Eine Militärzeit von 30 Monaten folgt. Vom Dienst in Algerien zurück, schlägt ihm der Regisseur Maurice Jaquemont vor, den Hamlet zu spielen. Jean-Lous lehnt zunächst ab, er fühlt sich der schwierigen Rolle noch nicht gewachsen. Jaquemont lässt aber nicht locker und probiert ein volles Jahr mit ihm. Resultat: von Publikum und Presse enthusiastisch aufgenommene Vorstellungen im "Théatre des Champs-Elysées". Dieser Erfolg ist zugleich ein Abschied von der Bühne - für lange Zeit: Der Film kann auf Trintignants markante Züge und seine starke Präsenz nicht mehr verzichten. Seit Claude Lelouchs Film "Ein Mann und eine Frau" im Jahre 1966 als Partner von Anouk Aimée spielt er einen gehemmten Witwer, der sich nur sehr schwer aus seinem emotionalen Versteck befreien kann. Jetzt zählt er zu den meistgefragten Charakterschauspielern in Frankreich und Italien.
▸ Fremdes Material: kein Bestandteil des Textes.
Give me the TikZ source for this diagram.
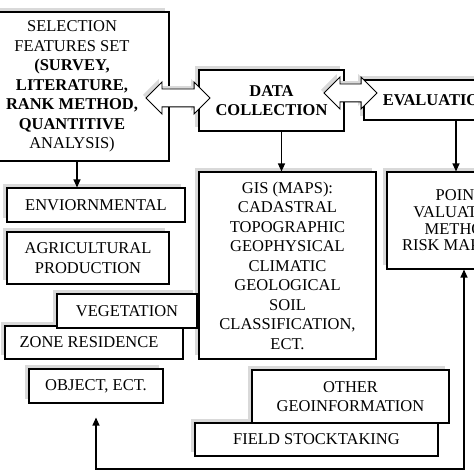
\documentclass[tikz,border=0pt]{standalone}
\usepackage{fontspec}
\setmainfont{Liberation Serif}
\usetikzlibrary{arrows.meta,shapes.arrows,shadows}
\tikzset{
  box/.style={draw, fill=white, line width=1.1pt, inner sep=0pt, align=center,
    font=\fontsize{16.5}{19.5}\selectfont,
    drop shadow={shadow xshift=-4pt, shadow yshift=4pt, fill=black!15, opacity=1}},
  hollow/.style={double arrow, draw, fill=white, line width=0.9pt,
    inner xsep=0pt, inner ysep=8.5pt, double arrow head extend=7pt,
    drop shadow={shadow xshift=-3pt, shadow yshift=3pt, fill=black!15, opacity=1}},
  arr/.style={-{Triangle[length=8pt,width=7pt]}, line width=1.2pt},
  dblarr/.style={{Triangle[length=8pt,width=7pt]}-{Triangle[length=8pt,width=7pt]}, line width=1.2pt},
}

\begin{document}
\begin{tikzpicture}[x=1pt,y=1pt]
  \useasboundingbox (0,0) rectangle (474,474);
  \clip (0,0) rectangle (474,474);

  % top row
  \node[box, minimum width=194pt, minimum height=149pt] (sel) at (72,387.5)
    {SELECTION\\FEATURES SET\\\textbf{(SURVEY,}\\\textbf{LITERATURE,}\\\textbf{RANK METHOD,}\\\textbf{QUANTITIVE}\\ANALYSIS)};
  \node[box, minimum width=145pt, minimum height=61pt] (data) at (271.5,373.5)
    {\textbf{DATA}\\\textbf{COLLECTION}};
  \node[box, minimum width=146pt, minimum height=40pt] (eval) at (437,374)
    {\textbf{EVALUATION}};
  \node[hollow, minimum height=64pt] (selarr) at (178,376) {};
  \node[hollow, minimum height=53pt] (evalarr) at (350.5,381) {};

  % middle column and right column
  \node[box, minimum width=177pt, minimum height=187pt] (gis) at (287.5,208.5)
    {GIS (MAPS):\\CADASTRAL\\TOPOGRAPHIC\\GEOPHYSICAL\\CLIMATIC\\GEOLOGICAL\\SOIL\\CLASSIFICATION,\\ECT.};
  \node[box, minimum width=146pt, minimum height=97pt,
    font=\fontsize{16.5}{16.7}\selectfont] (point) at (460,253.5)
    {POINT\\VALUATION\\METHOD\\RISK MAPPING};

  % left column
  \node[box, minimum width=178pt, minimum height=34pt] (env) at (96,269) {ENVIORNMENTAL};
  \node[box, minimum width=162pt, minimum height=52pt] (agri) at (88,216) {AGRICULTURAL\\PRODUCTION};
  \node[box, minimum width=178pt, minimum height=33pt] (zone) at (94,131.5) {ZONE RESIDENCE\hspace{10pt}};
  \node[box, minimum width=140pt, minimum height=34pt] (veg) at (127,163) {VEGETATION};
  \node[box, minimum width=134pt, minimum height=34pt] (obj) at (96,88) {OBJECT, ECT.};

  % bottom
  \node[box, minimum width=243pt, minimum height=33pt] (field) at (316.5,34.5) {FIELD STOCKTAKING};
  \node[box, minimum width=197pt, minimum height=53pt] (other) at (350.5,77.5) {OTHER\\GEOINFORMATION};

  % connectors
  \coordinate (loop) at (464,5);
  \draw[arr] ([xshift=5pt]sel.south) -- ([xshift=5pt]sel.south |- env.north);
  \draw[arr] ([xshift=10pt]data.south) -- ([xshift=10pt]data.south |- gis.north);
  \draw[arr] ([xshift=19pt]eval.south) -- ([xshift=19pt]eval.south |- point.north);
  \draw[dblarr, shorten <=14pt] (obj.south) |- (loop) -- (loop |- point.south);
\end{tikzpicture}
\end{document}
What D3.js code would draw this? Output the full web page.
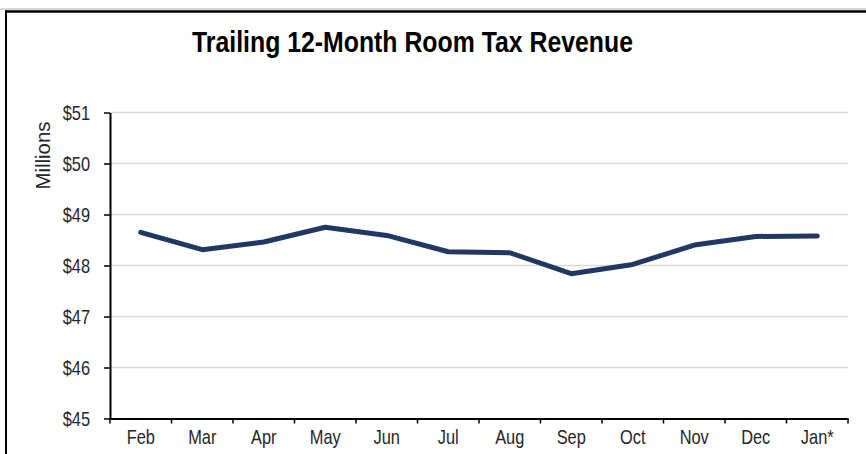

Dabei sieht man ihn vor allem in gesellschaftskritischen Filmen und Politthrillern, in denen er wortkarg mit ironischem Understatement und sparsamen Gesten agiert. Er beherrscht das schauspielerische Repertoire der Figuren des film noir. 1968 erhält er in Berlin den Schauspielerpreis für die Hauptrolle in Alain Robbe-Grillets "Der Mann, der lügt", 1969 wird er für seinen unbequemen Untersuchungsrichter in Costa-Gavras Polit-Thriller "Z - Anatomie eines politischen Mordes" als bester Schauspieler auf dem Filmfestival in Cannes ausgezeichnet. Und in Eric Rohmers Zyklus "Sechs moralische Geschichten" ist er in "Meine Nacht bei Maud" (1969) der praktizierende Katholik, der versucht, in seinem Leben Reinheitsbegriff und Abstinenz zu verwirklichen. Eine Studentin alias Marie-Christine Barrault wird für ihn zum Inbegriff der Reinheit. Er heiratet sie und erfährt nach fünf Jahren "heiliger Ehe", dass die Idealvorstellung ein Trugschluss war. Am Ende sind die Menschen zwar am gleichen Standort wie am Anfang, doch ihre Erfahrungen haben sie doch verändert.
Sein homosexueller Faschist in Bertoluccis "Der große Irrtum" (1969) ist einer seiner aufregendsten und irritierendsten Auftritte. Zyniker und obsessive Verbrecher sind seine bevorzugten Rollen. Nach Filmen mit so bedeutenden Regisseuren wie Abel Gance, Georges Franju, Jacques Demy, Claude Chabrol, Bernardo Bertolucci, Luigi Comencini und Ettore Scola steht Trintignant im letzten Film von François Truffaut "Auf Liebe und Tod" (1983) vor der Kamera. Die beiden Künstler begegneten sich allerdings schon einmal am Set: 1964 spielte Trintignant als Partner von Jeanne Moreau die Hauptrolle in Jean-Louis Richards Film "Mata Hari - Agent H. 21" den Truffaut produziert und mit Richard zusammen auch geschrieben hat.
In "Auf Liebe und Tod" spielt Trintignant einen Immobilienhändler, der in den Verdacht gerät, den Geliebten seiner Frau ermordet zu haben. Seine Sekretärin Barbara Becker alias Fanny Ardant verliebt sich in ihn und geht für ihn auf Fährtensuche. Was sie entdeckt, treibt den Krimi einem überraschenden Finale zu. Bereits 1968 lernt man einen ganz anderen Trintignant kennen: er ist Silence, der große Schweiger, der im (italienischen) wilden Westen gegen das Böse kämpft, aber seine Wut, Trauer, seinen Protest und die Verzweiflung nicht hinausschreien kann. Doch am Ende verfehlt er seine Mission. Der schmierig sadistische Kopfgeldjäger Loco alias Klaus Kinski schießt ihn nieder. "Leichen pflastern seinen Weg" ist einer der drei besten Filme von Sergio Corbucci. Die Geschichte vom Guten, der in die Hölle geht und dort umkommt, widmet der Regisseur "dem Andenken an Martin Luther King, Che Guevara und Bob Kennedy.
Jean-Louis Trintignant war kurz mit der Schauspielerin Stéphane Audran verheiratet und heiratete 1960 Nadine Marquand, die er als Scriptgirl kennenlernte. Bei ihr, der späteren Regisseurin Nadine Trintignant, spielte er mehrfach. Auch selbst Regie geführt hat Trintignant in Filmen wie "Un journée bien remplie" (1972) und "Le maitrenageur" (1978).